→ **Figure scripts**:
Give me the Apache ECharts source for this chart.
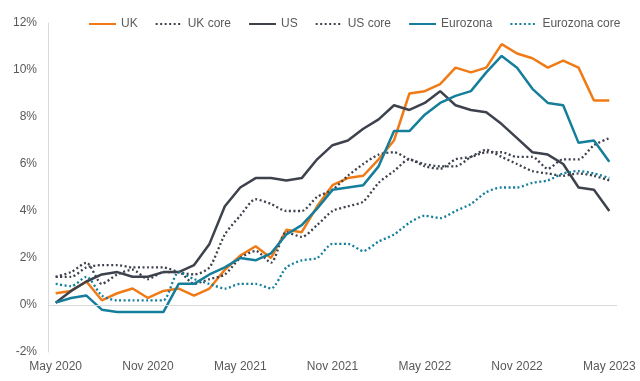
<!DOCTYPE html>
<html>
<head>
<meta charset="utf-8">
<script src="https://cdn.jsdelivr.net/npm/echarts@6/dist/echarts.min.js"></script>
<style>html,body{margin:0;padding:0;background:#fff}#c{width:640px;height:381px}</style>
</head>
<body>
<div id="c"></div>
<script>
const categories = [];
const monthNames = ['May','Jun','Jul','Aug','Sep','Oct','Nov','Dec','Jan','Feb','Mar','Apr'];
const startYear = 2020;
for (let i = 0; i < 37; i++) {
  const m = monthNames[i % 12];
  const y = startYear + Math.floor((i + 4) / 12);
  categories.push(m + ' ' + y);
}
const uk = [0.5,0.6,1.0,0.2,0.5,0.7,0.3,0.6,0.7,0.4,0.7,1.5,2.1,2.5,2.0,3.2,3.1,4.2,5.1,5.4,5.5,6.2,7.0,9.0,9.1,9.4,10.1,9.9,10.1,11.1,10.7,10.5,10.1,10.4,10.1,8.7,8.7];
const ukCore = [1.2,1.4,1.8,0.9,1.3,1.5,1.1,1.4,1.4,0.9,1.1,1.3,2.0,2.3,1.8,3.1,2.9,3.4,4.0,4.2,4.4,5.2,5.7,6.2,5.9,5.8,6.2,6.3,6.5,6.5,6.3,6.3,5.8,6.2,6.2,6.8,7.1];
const us = [0.1,0.6,1.0,1.3,1.4,1.2,1.2,1.4,1.4,1.7,2.6,4.2,5.0,5.4,5.4,5.3,5.4,6.2,6.8,7.0,7.5,7.9,8.5,8.3,8.6,9.1,8.5,8.3,8.2,7.7,7.1,6.5,6.4,6.0,5.0,4.9,4.0];
const usCore = [1.2,1.2,1.6,1.7,1.7,1.6,1.6,1.6,1.4,1.3,1.6,3.0,3.8,4.5,4.3,4.0,4.0,4.6,4.9,5.5,6.0,6.4,6.5,6.2,6.0,5.9,5.9,6.3,6.6,6.3,6.0,5.7,5.6,5.5,5.6,5.5,5.3];
const ez = [0.1,0.3,0.4,-0.2,-0.3,-0.3,-0.3,-0.3,0.9,0.9,1.3,1.6,2.0,1.9,2.2,3.0,3.4,4.1,4.9,5.0,5.1,5.9,7.4,7.4,8.1,8.6,8.9,9.1,9.9,10.6,10.1,9.2,8.6,8.5,6.9,7.0,6.1];
const ezCore = [0.9,0.8,1.2,0.4,0.2,0.2,0.2,0.2,1.4,1.1,0.9,0.7,0.9,0.9,0.7,1.6,1.9,2.0,2.6,2.6,2.3,2.7,3.0,3.5,3.8,3.7,4.0,4.3,4.8,5.0,5.0,5.2,5.3,5.6,5.7,5.6,5.4];
const yTicks = [-2,0,2,4,6,8,10,12];

const ORANGE = '#F07B16', DARK = '#3D424D', TEAL = '#157E9B';
function solid(name, data, color) {
  return {name, type:'line', data, symbol:'none', smooth:false,
    lineStyle:{color, width:2.5, type:'solid'}, itemStyle:{color}};
}
function dotted(name, data, color) {
  return {name, type:'line', data, symbol:'none', smooth:0.25,
    lineStyle:{color, width:2.3, type:[2,2.5]}, itemStyle:{color}};
}
const series = [
  solid('UK', uk, ORANGE),
  dotted('UK core', ukCore, DARK),
  solid('US', us, DARK),
  dotted('US core', usCore, DARK),
  solid('Eurozona', ez, TEAL),
  dotted('Eurozona core', ezCore, TEAL)
];
series[0].markLine = {silent:true, symbol:'none', label:{show:false},
  lineStyle:{color:'#D9D9D9', width:1, type:'solid'}, data:[{yAxis:0}]};

const chart = echarts.init(document.getElementById('c'), null, {renderer:'canvas'});
chart.setOption({
  animation:false,
  textStyle:{fontFamily:'Liberation Sans, Arial, sans-serif'},
  legend:{top:18, left:88, width:552, padding:0, itemWidth:27, itemHeight:10, itemGap:17,
    itemStyle:{opacity:0},
    textStyle:{fontSize:12, color:'#595959'},
    data:series.map(s=>s.name)},
  grid:{left:48, right:23, top:23, bottom:29, containLabel:false},
  xAxis:{type:'category', data:categories, boundaryGap:true,
    axisLine:{show:false}, axisTick:{show:false},
    axisLabel:{interval:5, color:'#595959', fontSize:12, margin:9}},
  yAxis:{type:'value', min:-2, max:12, interval:2,
    axisLine:{show:true, lineStyle:{color:'#D9D9D9', width:1}},
    axisTick:{show:false}, splitLine:{show:false},
    axisLabel:{color:'#595959', fontSize:12, margin:11, formatter: v => v + '%'}},
  series
});
</script>
</body>
</html>
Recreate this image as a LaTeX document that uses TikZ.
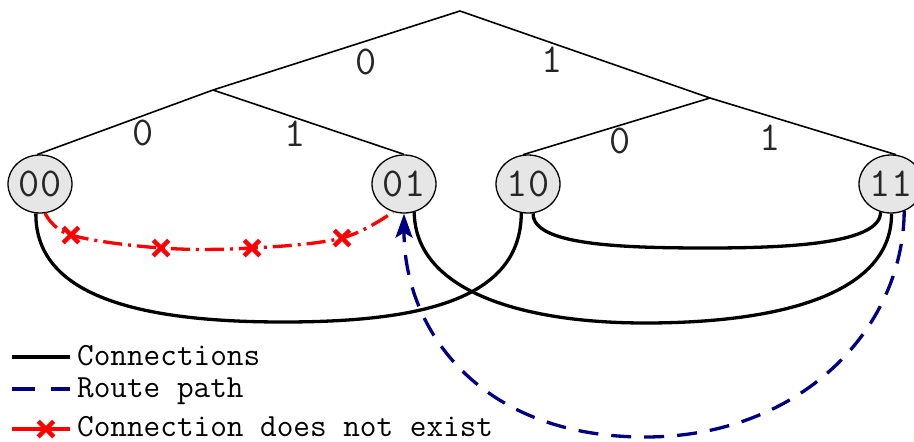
\documentclass[tikz,border=0pt]{standalone}
\usepackage{fontspec}
\usetikzlibrary{arrows.meta,shapes.geometric,shapes.misc}
\definecolor{nodegray}{RGB}{230,230,230}
\definecolor{routeblue}{RGB}{0,0,128}
\tikzset{
  leaf/.style={ellipse, draw=black, line width=1.3pt, fill=nodegray, minimum width=64pt, minimum height=58pt, inner sep=0pt, font=\ttfamily\fontsize{41}{41}\selectfont, text=black!85},
  treeedge/.style={line width=1.6pt},
  bitlabel/.style={font=\ttfamily\fontsize{41}{41}\selectfont, text=black!85, inner sep=0pt},
  conn/.style={line width=3.3pt},
  noconn/.style={red, line width=3.3pt, dash pattern=on 19pt off 6pt on 3pt off 6pt},
  route/.style={routeblue, line width=3.3pt, dash pattern=on 20pt off 13pt},
  xmark/.style={cross out, draw=red, line width=4.5pt, minimum size=11pt, inner sep=0pt},
  legtext/.style={font=\ttfamily\fontsize{32.3}{32.3}\selectfont, anchor=base west, inner sep=0pt},
}
\begin{document}
\begin{tikzpicture}[x=1pt,y=-1pt]
\useasboundingbox (0,0) rectangle (914,442);
% tree
\coordinate (root) at (460,11);
\coordinate (L) at (213,90);
\coordinate (R) at (710,98);
\node[leaf] (n00) at (40,184) {00};
\node[leaf] (n01) at (404,184) {01};
\node[leaf] (n10) at (528,184) {10};
\node[leaf] (n11) at (891,184) {11};
\draw[treeedge] (root) -- (L);
\draw[treeedge] (root) -- (R);
\draw[treeedge] (L) -- (n00.95);
\draw[treeedge] (L) -- (n01.north);
\draw[treeedge] (R) -- (n10.100);
\draw[treeedge] (R) -- (n11.80);
\node[bitlabel] (b0) at (366,62) {0};
\node[bitlabel] (b1) at (552,60) {1};
\node[bitlabel] (b00) at (143,133) {0};
\node[bitlabel] (b01) at (295,134) {1};
\node[bitlabel] (b10) at (620,141) {0};
\node[bitlabel] (b11) at (770,138) {1};
% connections
\draw[conn] (n00.262) .. controls (35,300) and (150,322) .. (283,322)
   .. controls (420,322) and (521,300) .. (n10.257);
\draw[conn] (n01.290) .. controls (415,290) and (520,323) .. (645,323)
   .. controls (790,323) and (892,290) .. (n11.271);
\draw[conn] (n10.280) .. controls (532,245) and (620,248) .. (708,248)
   .. controls (800,248) and (880,242) .. (n11.250);
% non-existing connection
\coordinate (r1) at (71,235);
\coordinate (r2) at (161,248);
\coordinate (r3) at (252,248);
\coordinate (r4) at (342,238);
\draw[noconn] plot[smooth, tension=0.6] coordinates {(45,213) (r1) (r2) (r3) (r4) (393,212)};
\node[xmark] (x1) at (r1) {};
\node[xmark] (x2) at (r2) {};
\node[xmark] (x3) at (r3) {};
\node[xmark] (x4) at (r4) {};
% route path
\draw[route, -{Stealth[length=24pt,width=17pt,inset=5pt]}] (n11.296) .. controls (903,330) and (800,437) .. (645,437)
   .. controls (480,437) and (404,330) .. (n01.south);
% legend
\coordinate (l1a) at (12,357); \coordinate (l1b) at (70,357);
\coordinate (l2a) at (12,389); \coordinate (l2b) at (70,389);
\coordinate (l3a) at (12,429); \coordinate (l3b) at (70,429);
\draw[conn] (l1a) -- (l1b);
\draw[route, dash pattern=on 23pt off 16pt] (l2a) -- (l2b);
\draw[red, line width=3.3pt] (l3a) -- (l3b);
\node[xmark] (lx) at (46,429) {};
\node[legtext] (t1) at (77,365) {Connections};
\node[legtext] (t2) at (77,397) {Route path};
\node[legtext] (t3) at (77,436) {Connection does not exist};
\end{tikzpicture}
\end{document}
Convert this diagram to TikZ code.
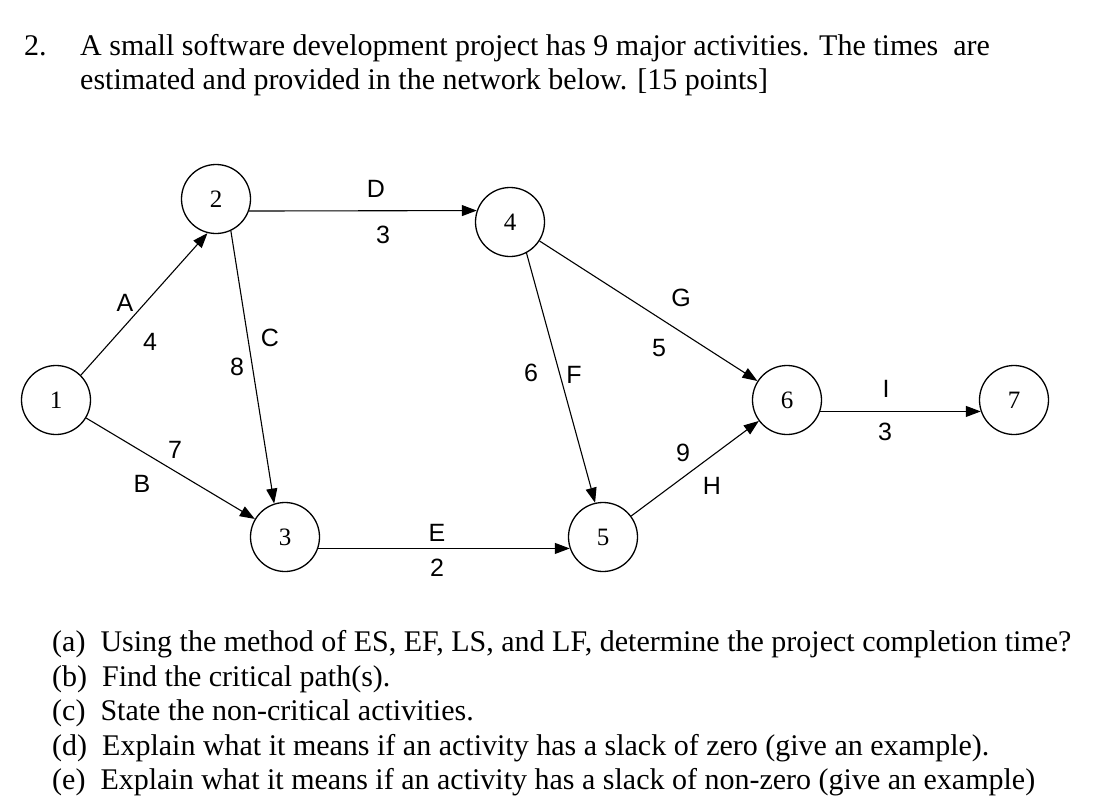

→ **Written instruction**: Work out how many lines of the listing above include the word "this". Reply with nothing but the count.

→ **Task answer**: 3